Richard Fleming's Objections
The court addressed Richard Fleming's objection to the voluntary dismissal, which argued for dismissal with prejudice based on the waiver of reimbursement rights. Richard contended that since Vision Bank had not been paid in full, the plaintiffs had forfeited their right to seek reimbursement. However, the court found that Richard failed to demonstrate any clear legal prejudice, as his argument only suggested the possibility of a future lawsuit against him. The court reiterated that the potential for subsequent litigation does not equate to clear legal prejudice under the applicable legal standards. Additionally, the court noted that the plaintiffs were not barred from litigating their claims indefinitely; rather, they were simply required to wait until the debt obligations were satisfied. This lack of demonstrated prejudice led the court to dismiss Richard's objections and grant the plaintiffs' motions for dismissal without prejudice.
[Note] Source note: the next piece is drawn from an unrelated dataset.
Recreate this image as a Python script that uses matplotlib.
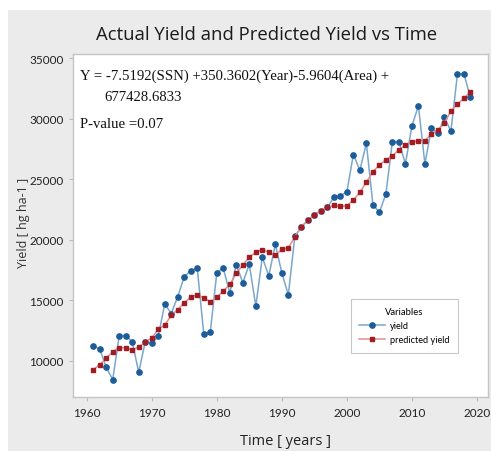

Virginia Fleming's Motion to Intervene
The court also considered Virginia Fleming's motion to intervene, which sought to assert her rights under the personal guaranty agreements for reimbursement from Vision Bank. However, since the court had already determined that the case should be dismissed without prejudice, her motion became moot. The court indicated that a dismissal without prejudice would not impede Virginia’s ability to assert her claims in the future. The mootness of her motion underscored the court's earlier conclusion that the parties had not reached a final resolution on the underlying obligations owed to Vision Bank. Thus, the court's dismissal effectively preserved the rights of all parties to pursue their claims once the necessary prerequisites were met, maintaining the integrity of the litigation process while accommodating the evolving circumstances surrounding the debt.
Denial of Dalton's Motion for Sanctions
The court denied Dalton's motion for sanctions against Richard Fleming, which was filed under Rule 11 of the Federal Rules of Civil Procedure. Dalton argued that Richard's counterclaim lacked a reasonable factual basis and was premature. However, the court noted that Dalton did not comply with the safe harbor provision of Rule 11, which requires that a motion for sanctions be served upon the offending party twenty-one days before filing. The court emphasized that this provision is designed to give the offending party an opportunity to correct or withdraw the challenged pleading. Since Dalton failed to follow this procedural requirement, the court found no merit in his request for sanctions. Furthermore, the court indicated that imposing sanctions after Richard's counterclaim had already been dismissed would undermine the purpose of the safe harbor provision. Consequently, the court upheld the procedural integrity of the litigation by denying Dalton's motion for sanctions.